The WSJ blog that helpfully passed the figures along also concluded that GDP and jobs don't always decline hand in hand by state. I'll agree with Justin Lahart that it's important to look beyond one statistic like GDP as an indicator of "economic health," but when you graph the three numbers together, it looks like this (remember each horizontal data point represents a State's figure):
23552.png
The graph arranges job losses by state in descending order, so the red line is always moving down. It's clear that GDP-per-state (blue line) and jobs lost-per-state (red line) aren't exactly clasping hands, but they do seem to be following a pretty clear downward trajectory together. With the exception of Alaska (whose surprisingly poor GDP is responsible for the sharp blue downturn at the start of the graph) GDP declines and job losses seem to be walking in the same direction, in the aggregate. It's the home prices (in green) that are leaping around like a Spring stock market.

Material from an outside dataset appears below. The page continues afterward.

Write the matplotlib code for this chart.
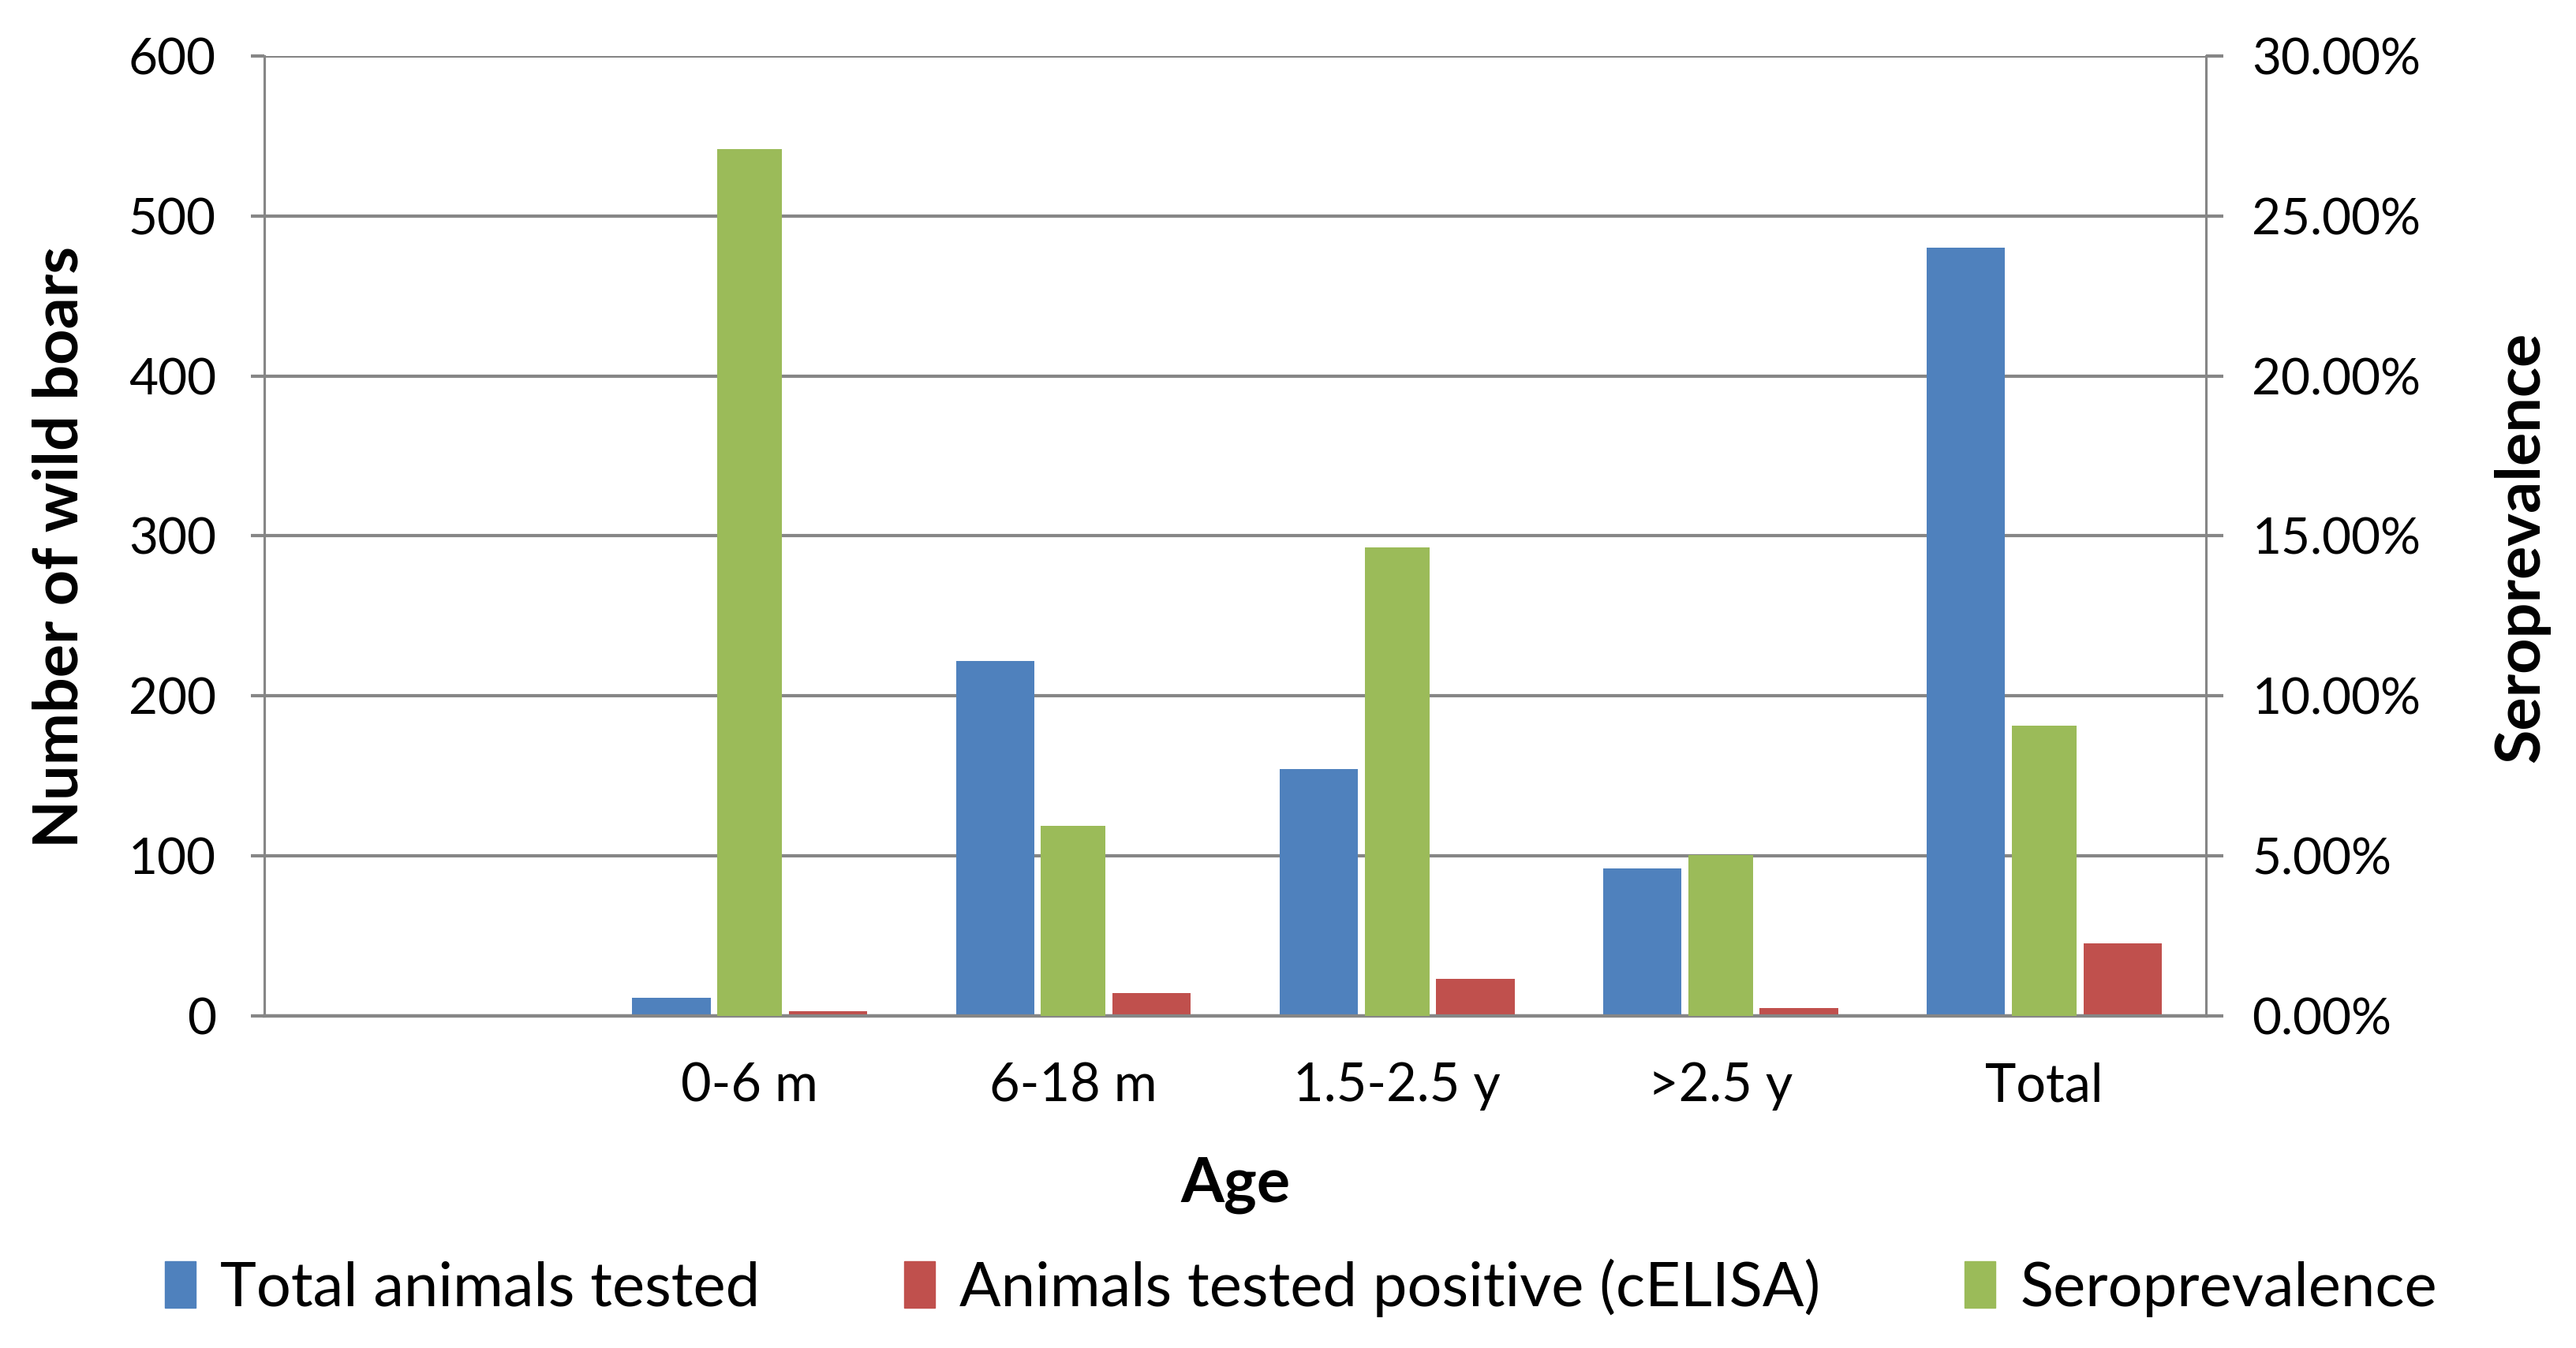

Without devling too much into demographics (paging resident expert Richard Florida), I'll highlight some interesting outliers.

1) Maryland's GDP grew at a decent 1.7% even as it experienced the country's fifth worst home price collapse.

2) Vermont's job losses were worse that California, home of the apolcalypse, but its GDP grew last year.

3) My dear Alaska: Your GDP took the biggest hit in the country, but you grew your job force and managed to increase your average home value in 2008. The Palin effect?